### Goal
Return every line of the records below verbatim, with no pictures in the copy.

### Data supplied

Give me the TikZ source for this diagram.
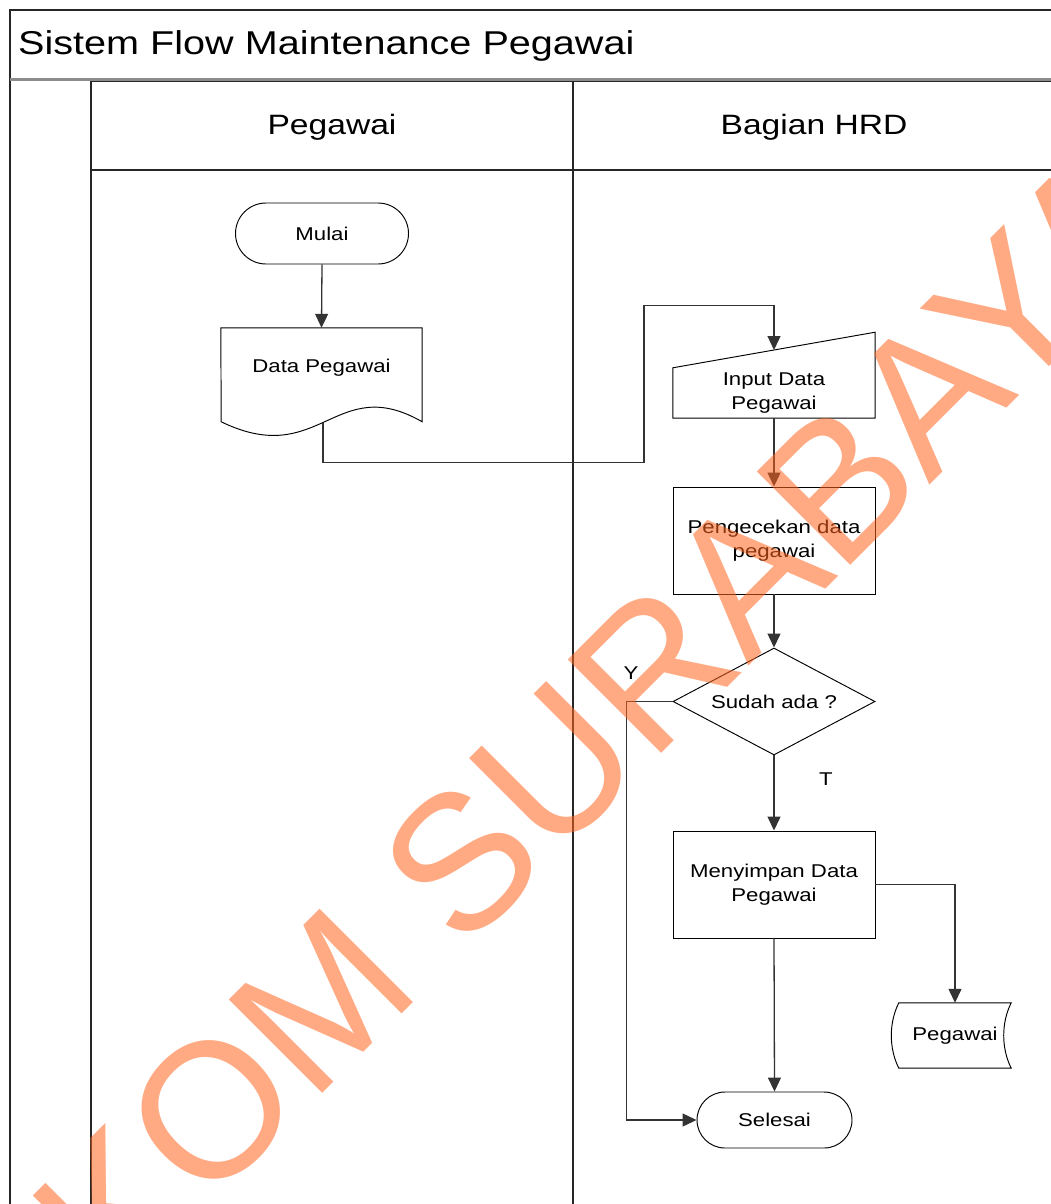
\documentclass[tikz,border=0pt]{standalone}
\usepackage{fontspec}
\setmainfont{Liberation Sans}[FakeStretch=1.2]
\newfontfamily\wmfont{Liberation Sans}
\usetikzlibrary{shapes.geometric,shapes.misc,arrows.meta}
\definecolor{wmorange}{RGB}{255,100,30}
\newcommand\isi{\fontsize{18.5}{24}\selectfont}

\begin{document}
\begin{tikzpicture}[x=1pt,y=-1pt,
    lane/.style={draw=black!85,line width=1.4pt},
    flow/.style={draw=black!80,line width=1.3pt,-{Triangle[width=13pt,length=14pt]}},
    outline/.style={draw=black,line width=0.95pt},
    box/.style={outline,rectangle,minimum width=202pt,minimum height=107pt,inner sep=0pt,align=center,font=\isi},
    term/.style={outline,rounded rectangle,inner sep=0pt,font=\isi},
    plain/.style={inner sep=0pt,align=center,font=\isi}]
    \useasboundingbox (0,0) rectangle (1051,1204);
    \clip (0,0) rectangle (1051,1204);

    % frame and lanes
    \draw[lane] (10,1210) -- (10,10) -- (1060,10);
    \draw[line width=3pt,black!45] (10,80) -- (1060,80);
    \draw[lane] (91,1210) -- (91,81.5) -- (1060,81.5);
    \draw[lane] (91,170) -- (1060,170);
    \draw[lane] (573,81.5) -- (573,1210);

    \node[anchor=base west,inner sep=0pt,font=\fontsize{33}{36}\selectfont] (judul) at (18,55) {Sistem Flow Maintenance Pegawai};
    \node[anchor=base,inner sep=0pt,font=\fontsize{28}{30}\selectfont] (lanepeg) at (332,135) {Pegawai};
    \node[anchor=base,inner sep=0pt,font=\fontsize{28}{30}\selectfont] (lanehrd) at (814,135) {Bagian HRD};

    % pegawai
    \node[term,minimum width=173pt,minimum height=61pt] (mulai) at (322,233.5) {Mulai};
    \node[plain,minimum width=201pt,minimum height=80pt] (datapeg) at (321.5,368) {Data Pegawai};
    \draw[outline] (datapeg.north west) -- (datapeg.north east) -- ++(0,94)
        .. controls +(-87,-50) and +(99,48) .. ++(-201,0) coordinate[pos=0.52] (docbot) -- cycle;

    % bagian hrd
    \node[plain,minimum width=202pt,minimum height=50pt] (inputdata) at (774,393) {Input Data\\Pegawai};
    \draw[outline] (inputdata.south west) -- (inputdata.south east) -- ++(0,-86)
        -- (inputdata.north west) coordinate[pos=0.5] (intop) -- cycle;
    \node[box] (cek) at (774,540.5) {Pengecekan data\\pegawai};
    \node[outline,diamond,aspect=1.9,minimum width=202pt,minimum height=107pt,inner sep=0pt,font=\isi] (sudah) at (774,701.5) {Sudah ada ?};
    \node[box] (simpan) at (774,884.5) {Menyimpan Data\\Pegawai};
    \node[plain,minimum width=112pt,minimum height=65pt] (pegdb) at (955,1035.5) {Pegawai};
    \draw[outline] (pegdb.north west) -- (pegdb.north east)
        .. controls +(-10,20) and +(-10,-20) .. (pegdb.south east) -- (pegdb.south west)
        .. controls +(-10,-20) and +(-10,20) .. (pegdb.north west) -- cycle;
    \node[term,minimum width=155pt,minimum height=56pt] (selesai) at (774.5,1120) {Selesai};

    \node[plain] (ya) at (631,673) {Y};
    \node[plain] (tidak) at (826,779) {T};

    % connectors
    \draw[flow] (mulai.south) -- (datapeg.north);
    \draw[flow] (docbot) -- ++(0,40) -| ++(321,-157) -| (intop);
    \draw[flow] (inputdata.south) -- (cek.north);
    \draw[flow] (cek.south) -- (sudah.north);
    \draw[flow] (sudah.west) -- ++(-46,0) |- (selesai.west);
    \draw[flow] (sudah.south) -- (simpan.north);
    \draw[flow] (simpan.east) -| (pegdb.north);
    \draw[flow] (simpan.south) -- (selesai.north);

    % watermark
    \node[rotate=45,inner sep=0pt,text=wmorange,text opacity=0.55,font=\wmfont\fontsize{192}{192}\selectfont] (tanda) at (496,826) {STIKOM SURABAYA};
\end{tikzpicture}
\end{document}
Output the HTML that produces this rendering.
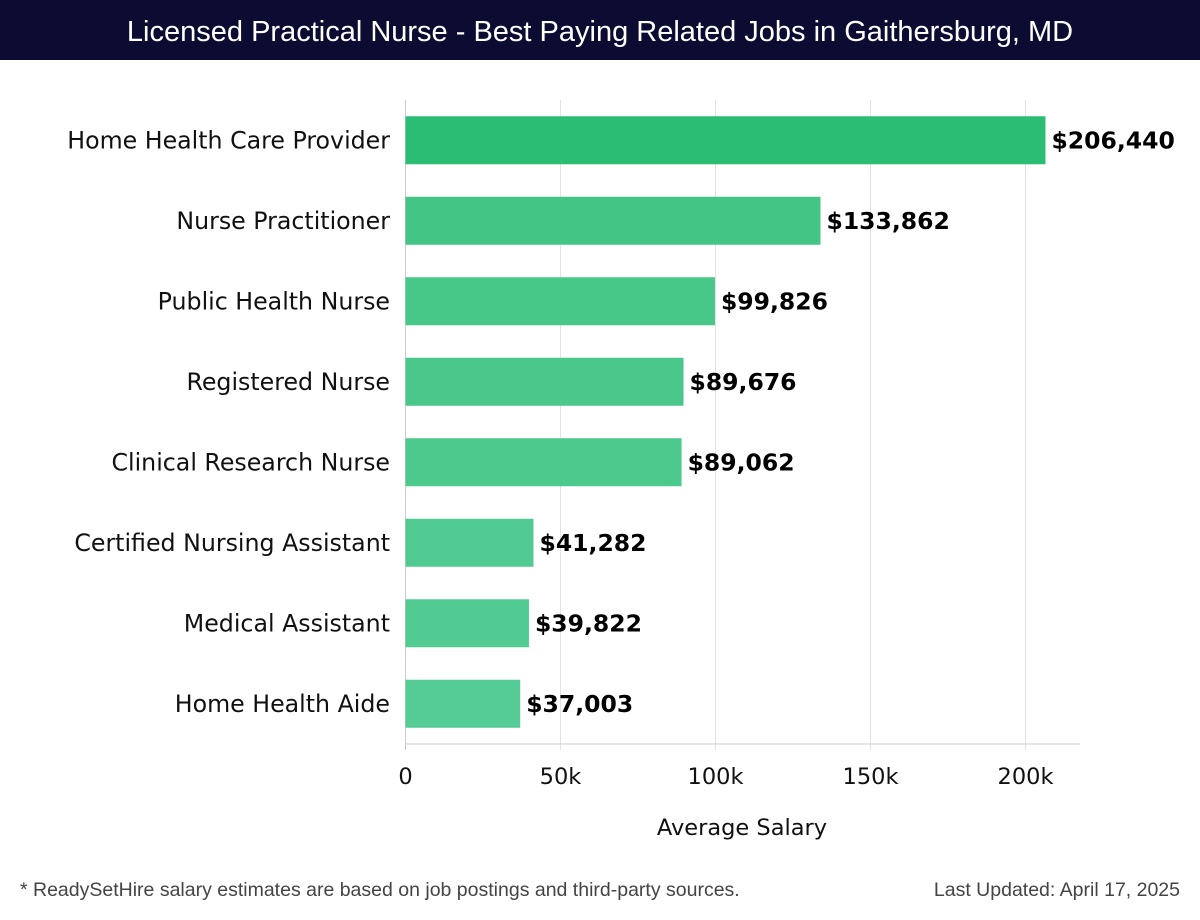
<!DOCTYPE html>
<html><head><meta charset="utf-8"><style>
body{margin:0;width:1200px;height:920px;background:#fff;font-family:"DejaVu Sans","Liberation Sans",sans-serif;overflow:hidden;position:relative}
#title{position:absolute;left:0;top:0;width:1200px;height:60px;background:#0c0c33;color:#fff;font-size:29px;line-height:64px;text-align:center;font-family:"Liberation Sans",sans-serif}
.foot{position:absolute;top:879px;font-size:19.5px;color:#444;font-family:"Liberation Sans",sans-serif}
</style></head><body>
<div id="title">Licensed Practical Nurse - Best Paying Related Jobs in Gaithersburg, MD</div>
<svg id="chart" width="1200" height="860" style="position:absolute;left:0;top:0"></svg>
<div class="foot" style="left:20px">* ReadySetHire salary estimates are based on job postings and third-party sources.</div>
<div class="foot" style="right:20px">Last Updated: April 17, 2025</div>
<script>
const categories=["Home Health Care Provider","Nurse Practitioner","Public Health Nurse","Registered Nurse","Clinical Research Nurse","Certified Nursing Assistant","Medical Assistant","Home Health Aide"];
const values=[206440,133862,99826,89676,89062,41282,39822,37003];
const tickValues=[0,50000,100000,150000,200000];
const tickLabels=["0","50k","100k","150k","200k"];
const colors=["#2bbd73","#42c585","#47c788","#4ac88b","#4cc98c","#50ca90","#52cb92","#55cc95"];
const NS="http://www.w3.org/2000/svg";
const svg=document.getElementById('chart');
const x0=405.5,x1=1025.5,plotTop=100,plotBottom=744,rightEnd=1080;
const xs=v=>x0+(v/200000)*(x1-x0);
const step=(plotBottom-plotTop)/categories.length;
const ys=i=>plotTop+step*(i+0.5);
const bh=48;
function mk(t,a){const e=document.createElementNS(NS,t);for(const k in a)e.setAttribute(k,a[k]);svg.appendChild(e);return e;}
tickValues.forEach((v,i)=>{
 const g=mk('line',{x1:xs(v),x2:xs(v),y1:plotTop,y2:plotBottom+6,stroke:i==0?'#ccc':'#e3e3e3','stroke-width':1});
 
 
 const t=mk('text',{x:xs(v),y:784,'text-anchor':'middle','font-size':22.5,fill:'#111'});
 t.textContent=tickLabels[i];
 
 
});
const ax=mk('line',{x1:x0,x2:rightEnd,y1:plotBottom,y2:plotBottom,stroke:'#ccc'});


categories.forEach((c,i)=>{
 const y=ys(i);
 const r=mk('rect',{x:x0,y:y-bh/2,width:xs(values[i])-x0,height:bh,fill:colors[i]});
 
 
 const l=mk('text',{x:390,y:y+8,'text-anchor':'end','font-size':23.7,fill:'#111'});
 l.textContent=c;
 
 
 const v=mk('text',{x:xs(values[i])+6,y:y+8,'font-size':23.5,'font-weight':'bold',fill:'#000'});
 v.textContent='$'+values[i].toLocaleString('en-US');
 
 
});
const xt=mk('text',{x:742,y:835,'text-anchor':'middle','font-size':22.5,fill:'#111'});
xt.textContent='Average Salary';


</script>
</body></html>
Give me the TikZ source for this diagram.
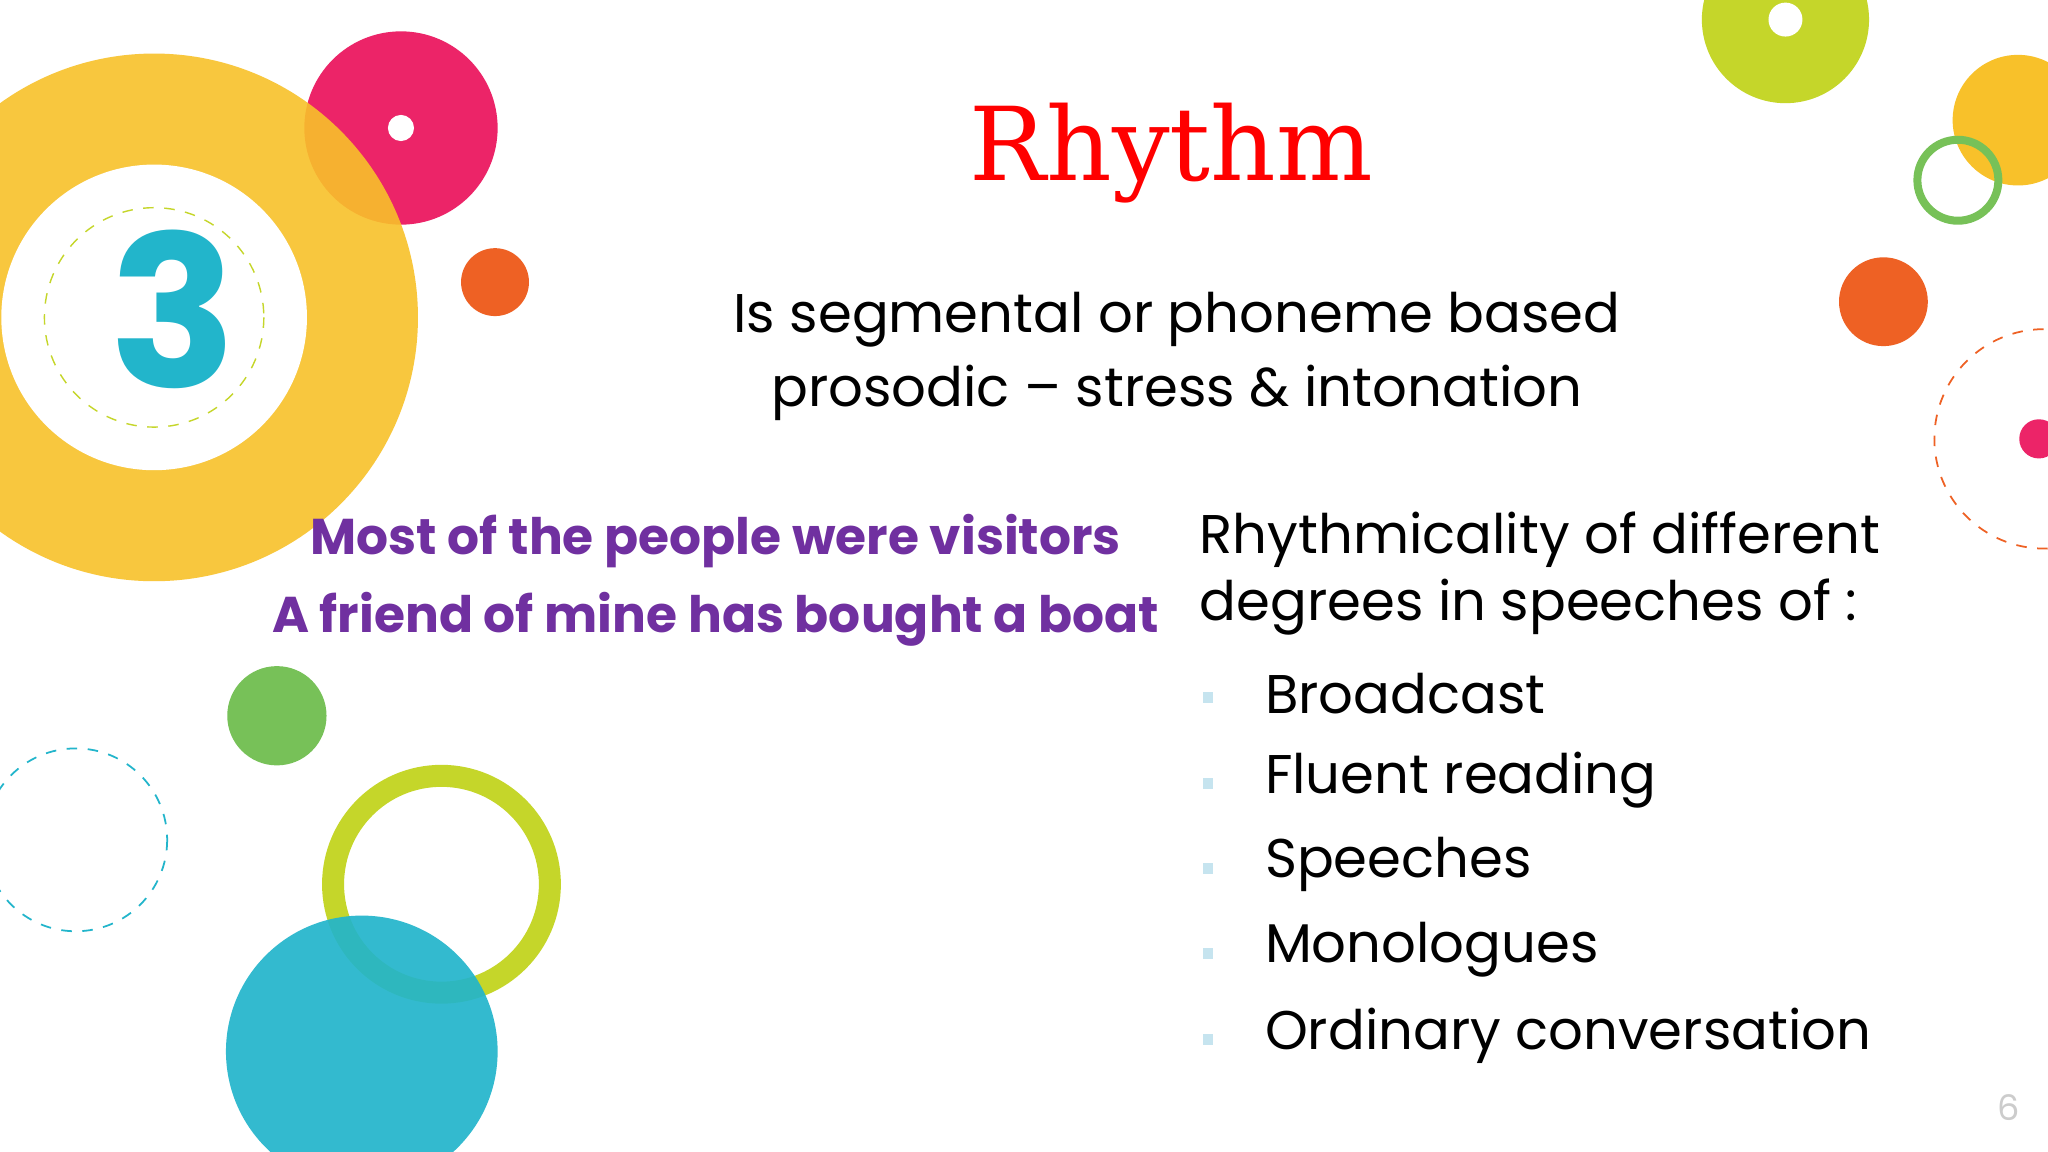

### Output for this task
Give me the TikZ source for this diagram.
\documentclass[tikz,border=0pt]{standalone}
\usepackage{fontspec}
\setmainfont{Liberation Sans}[FakeStretch=1.2]
\newfontfamily\wmfont{Liberation Sans}
\usetikzlibrary{shapes.geometric,shapes.misc,arrows.meta}
\definecolor{wmorange}{RGB}{255,100,30}
\newcommand\isi{\fontsize{18.5}{24}\selectfont}

\begin{document}
\begin{tikzpicture}[x=1pt,y=-1pt,
    lane/.style={draw=black!85,line width=1.4pt},
    flow/.style={draw=black!80,line width=1.3pt,-{Triangle[width=13pt,length=14pt]}},
    outline/.style={draw=black,line width=0.95pt},
    box/.style={outline,rectangle,minimum width=202pt,minimum height=107pt,inner sep=0pt,align=center,font=\isi},
    term/.style={outline,rounded rectangle,inner sep=0pt,font=\isi},
    plain/.style={inner sep=0pt,align=center,font=\isi}]
    \useasboundingbox (0,0) rectangle (1051,1204);
    \clip (0,0) rectangle (1051,1204);

    % frame and lanes
    \draw[lane] (10,1210) -- (10,10) -- (1060,10);
    \draw[line width=3pt,black!45] (10,80) -- (1060,80);
    \draw[lane] (91,1210) -- (91,81.5) -- (1060,81.5);
    \draw[lane] (91,170) -- (1060,170);
    \draw[lane] (573,81.5) -- (573,1210);

    \node[anchor=base west,inner sep=0pt,font=\fontsize{33}{36}\selectfont] (judul) at (18,55) {Sistem Flow Maintenance Pegawai};
    \node[anchor=base,inner sep=0pt,font=\fontsize{28}{30}\selectfont] (lanepeg) at (332,135) {Pegawai};
    \node[anchor=base,inner sep=0pt,font=\fontsize{28}{30}\selectfont] (lanehrd) at (814,135) {Bagian HRD};

    % pegawai
    \node[term,minimum width=173pt,minimum height=61pt] (mulai) at (322,233.5) {Mulai};
    \node[plain,minimum width=201pt,minimum height=80pt] (datapeg) at (321.5,368) {Data Pegawai};
    \draw[outline] (datapeg.north west) -- (datapeg.north east) -- ++(0,94)
        .. controls +(-87,-50) and +(99,48) .. ++(-201,0) coordinate[pos=0.52] (docbot) -- cycle;

    % bagian hrd
    \node[plain,minimum width=202pt,minimum height=50pt] (inputdata) at (774,393) {Input Data\\Pegawai};
    \draw[outline] (inputdata.south west) -- (inputdata.south east) -- ++(0,-86)
        -- (inputdata.north west) coordinate[pos=0.5] (intop) -- cycle;
    \node[box] (cek) at (774,540.5) {Pengecekan data\\pegawai};
    \node[outline,diamond,aspect=1.9,minimum width=202pt,minimum height=107pt,inner sep=0pt,font=\isi] (sudah) at (774,701.5) {Sudah ada ?};
    \node[box] (simpan) at (774,884.5) {Menyimpan Data\\Pegawai};
    \node[plain,minimum width=112pt,minimum height=65pt] (pegdb) at (955,1035.5) {Pegawai};
    \draw[outline] (pegdb.north west) -- (pegdb.north east)
        .. controls +(-10,20) and +(-10,-20) .. (pegdb.south east) -- (pegdb.south west)
        .. controls +(-10,-20) and +(-10,20) .. (pegdb.north west) -- cycle;
    \node[term,minimum width=155pt,minimum height=56pt] (selesai) at (774.5,1120) {Selesai};

    \node[plain] (ya) at (631,673) {Y};
    \node[plain] (tidak) at (826,779) {T};

    % connectors
    \draw[flow] (mulai.south) -- (datapeg.north);
    \draw[flow] (docbot) -- ++(0,40) -| ++(321,-157) -| (intop);
    \draw[flow] (inputdata.south) -- (cek.north);
    \draw[flow] (cek.south) -- (sudah.north);
    \draw[flow] (sudah.west) -- ++(-46,0) |- (selesai.west);
    \draw[flow] (sudah.south) -- (simpan.north);
    \draw[flow] (simpan.east) -| (pegdb.north);
    \draw[flow] (simpan.south) -- (selesai.north);

    % watermark
    \node[rotate=45,inner sep=0pt,text=wmorange,text opacity=0.55,font=\wmfont\fontsize{192}{192}\selectfont] (tanda) at (496,826) {STIKOM SURABAYA};
\end{tikzpicture}
\end{document}
Output the HTML that produces this rendering.
<!DOCTYPE html>
<html><head><meta charset="utf-8"><style>
body{margin:0;width:1200px;height:920px;background:#fff;font-family:"DejaVu Sans","Liberation Sans",sans-serif;overflow:hidden;position:relative}
#title{position:absolute;left:0;top:0;width:1200px;height:60px;background:#0c0c33;color:#fff;font-size:29px;line-height:64px;text-align:center;font-family:"Liberation Sans",sans-serif}
.foot{position:absolute;top:879px;font-size:19.5px;color:#444;font-family:"Liberation Sans",sans-serif}
</style></head><body>
<div id="title">Licensed Practical Nurse - Best Paying Related Jobs in Gaithersburg, MD</div>
<svg id="chart" width="1200" height="860" style="position:absolute;left:0;top:0"></svg>
<div class="foot" style="left:20px">* ReadySetHire salary estimates are based on job postings and third-party sources.</div>
<div class="foot" style="right:20px">Last Updated: April 17, 2025</div>
<script>
const categories=["Home Health Care Provider","Nurse Practitioner","Public Health Nurse","Registered Nurse","Clinical Research Nurse","Certified Nursing Assistant","Medical Assistant","Home Health Aide"];
const values=[206440,133862,99826,89676,89062,41282,39822,37003];
const tickValues=[0,50000,100000,150000,200000];
const tickLabels=["0","50k","100k","150k","200k"];
const colors=["#2bbd73","#42c585","#47c788","#4ac88b","#4cc98c","#50ca90","#52cb92","#55cc95"];
const NS="http://www.w3.org/2000/svg";
const svg=document.getElementById('chart');
const x0=405.5,x1=1025.5,plotTop=100,plotBottom=744,rightEnd=1080;
const xs=v=>x0+(v/200000)*(x1-x0);
const step=(plotBottom-plotTop)/categories.length;
const ys=i=>plotTop+step*(i+0.5);
const bh=48;
function mk(t,a){const e=document.createElementNS(NS,t);for(const k in a)e.setAttribute(k,a[k]);svg.appendChild(e);return e;}
tickValues.forEach((v,i)=>{
 const g=mk('line',{x1:xs(v),x2:xs(v),y1:plotTop,y2:plotBottom+6,stroke:i==0?'#ccc':'#e3e3e3','stroke-width':1});
 
 
 const t=mk('text',{x:xs(v),y:784,'text-anchor':'middle','font-size':22.5,fill:'#111'});
 t.textContent=tickLabels[i];
 
 
});
const ax=mk('line',{x1:x0,x2:rightEnd,y1:plotBottom,y2:plotBottom,stroke:'#ccc'});


categories.forEach((c,i)=>{
 const y=ys(i);
 const r=mk('rect',{x:x0,y:y-bh/2,width:xs(values[i])-x0,height:bh,fill:colors[i]});
 
 
 const l=mk('text',{x:390,y:y+8,'text-anchor':'end','font-size':23.7,fill:'#111'});
 l.textContent=c;
 
 
 const v=mk('text',{x:xs(values[i])+6,y:y+8,'font-size':23.5,'font-weight':'bold',fill:'#000'});
 v.textContent='$'+values[i].toLocaleString('en-US');
 
 
});
const xt=mk('text',{x:742,y:835,'text-anchor':'middle','font-size':22.5,fill:'#111'});
xt.textContent='Average Salary';


</script>
</body></html>
Give me the TikZ source for this diagram.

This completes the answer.